Dataset records start

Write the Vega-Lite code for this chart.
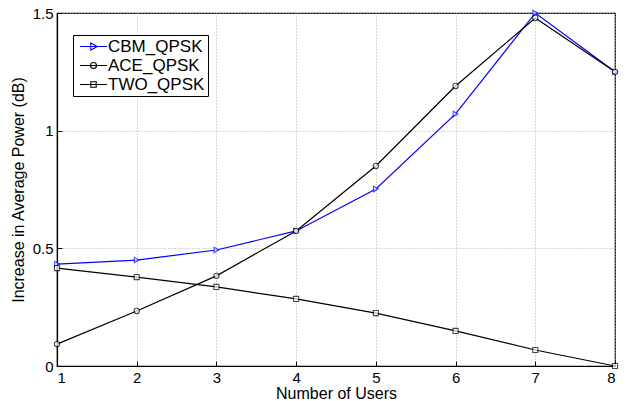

Dataset records end
Dataset records start

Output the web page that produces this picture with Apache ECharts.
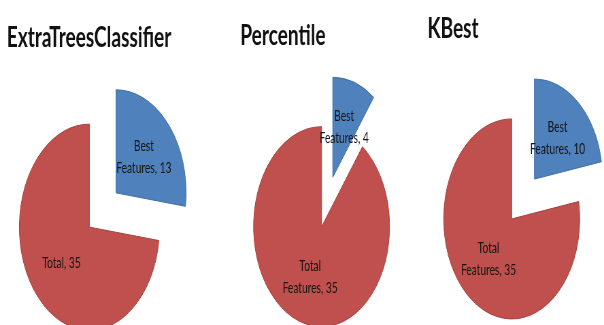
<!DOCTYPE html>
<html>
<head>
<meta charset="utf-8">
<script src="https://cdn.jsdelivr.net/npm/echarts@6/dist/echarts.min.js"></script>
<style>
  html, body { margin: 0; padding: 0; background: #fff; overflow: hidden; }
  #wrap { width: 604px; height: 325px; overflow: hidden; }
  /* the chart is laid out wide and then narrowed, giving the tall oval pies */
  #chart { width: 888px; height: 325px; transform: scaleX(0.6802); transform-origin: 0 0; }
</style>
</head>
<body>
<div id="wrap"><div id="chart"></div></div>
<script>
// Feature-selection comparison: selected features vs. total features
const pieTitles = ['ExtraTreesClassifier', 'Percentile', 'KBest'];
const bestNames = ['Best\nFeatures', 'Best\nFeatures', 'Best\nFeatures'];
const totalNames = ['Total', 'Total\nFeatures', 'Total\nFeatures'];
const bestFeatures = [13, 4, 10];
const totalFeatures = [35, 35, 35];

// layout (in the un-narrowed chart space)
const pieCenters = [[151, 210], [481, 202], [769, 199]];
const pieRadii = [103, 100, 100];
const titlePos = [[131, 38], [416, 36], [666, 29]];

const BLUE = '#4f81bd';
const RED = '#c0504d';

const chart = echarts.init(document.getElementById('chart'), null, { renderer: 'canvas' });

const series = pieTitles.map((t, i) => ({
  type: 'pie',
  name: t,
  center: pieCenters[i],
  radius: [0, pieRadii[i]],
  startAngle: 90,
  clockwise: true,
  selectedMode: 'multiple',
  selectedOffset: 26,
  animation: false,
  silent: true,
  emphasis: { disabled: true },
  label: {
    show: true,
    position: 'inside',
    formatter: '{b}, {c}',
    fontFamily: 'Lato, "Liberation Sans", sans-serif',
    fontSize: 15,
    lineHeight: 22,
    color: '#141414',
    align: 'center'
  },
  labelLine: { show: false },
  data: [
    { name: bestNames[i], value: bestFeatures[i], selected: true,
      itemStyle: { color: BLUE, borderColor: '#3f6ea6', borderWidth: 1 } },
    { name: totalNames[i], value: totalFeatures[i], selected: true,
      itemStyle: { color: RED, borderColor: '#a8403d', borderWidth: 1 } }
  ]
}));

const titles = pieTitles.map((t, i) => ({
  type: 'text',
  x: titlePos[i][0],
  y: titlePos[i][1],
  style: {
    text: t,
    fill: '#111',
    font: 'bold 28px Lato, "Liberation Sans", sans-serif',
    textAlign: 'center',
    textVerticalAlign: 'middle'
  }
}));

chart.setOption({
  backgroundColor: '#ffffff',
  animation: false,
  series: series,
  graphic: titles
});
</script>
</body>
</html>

Dataset records end
Dataset records start

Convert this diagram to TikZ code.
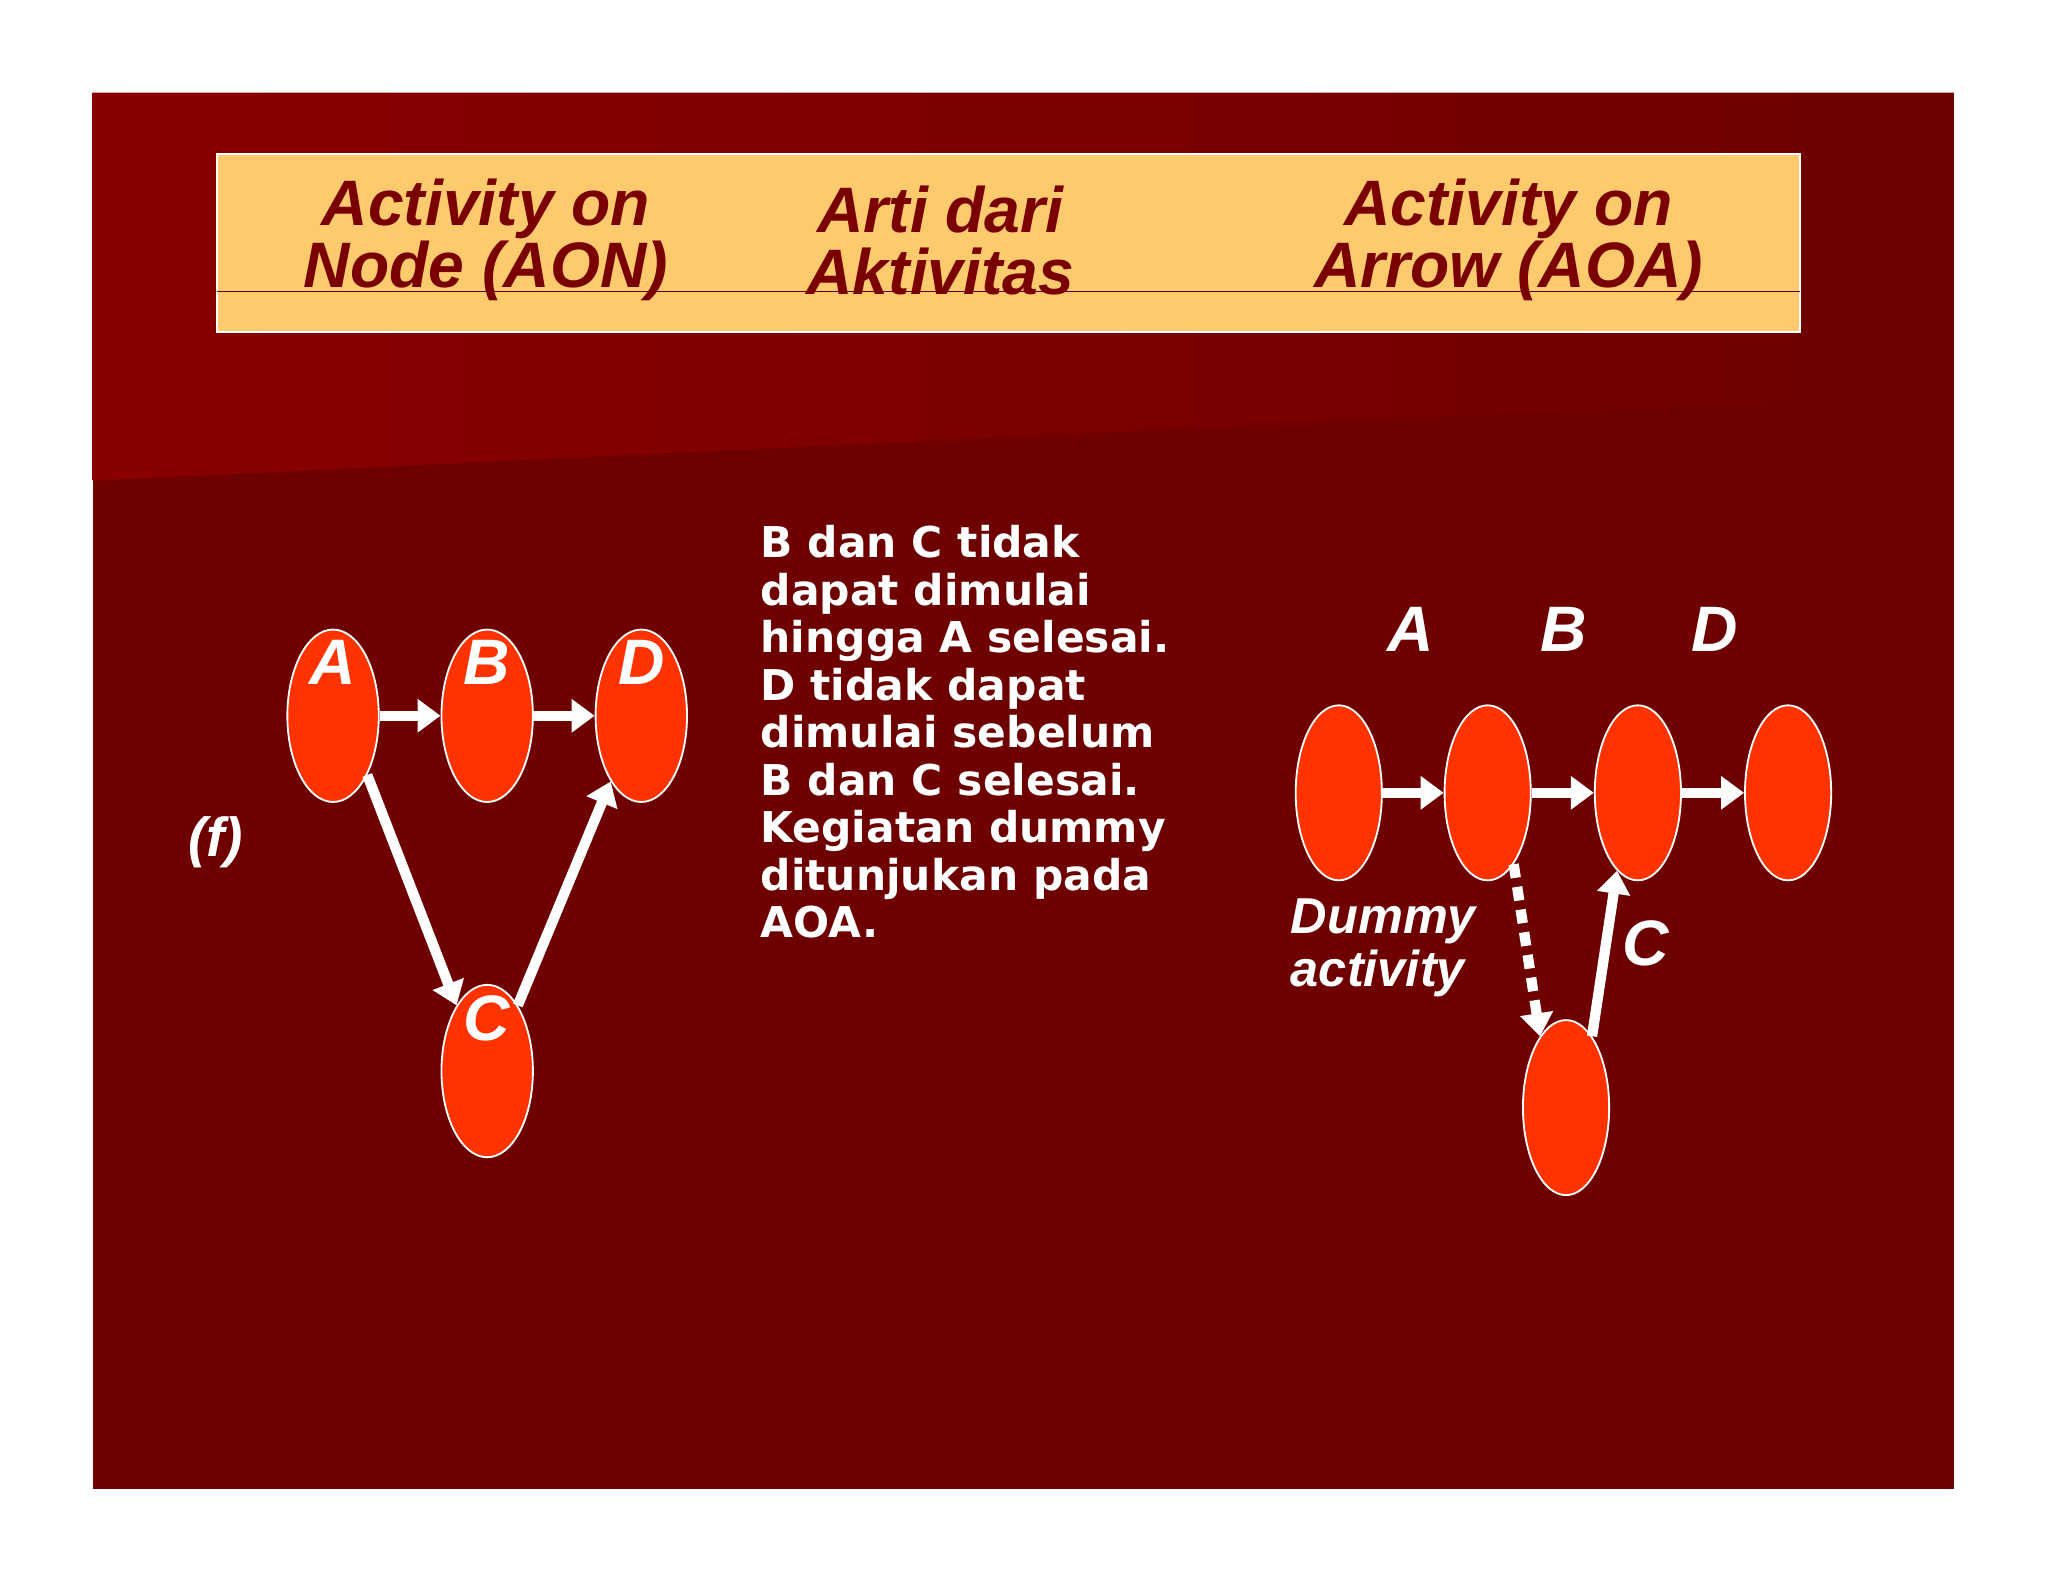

Dataset records end

Written problem
Pull out each line of the records holding the string "code".

Result for this exercise
Write the Vega-Lite code for this chart.
Convert this diagram to TikZ code.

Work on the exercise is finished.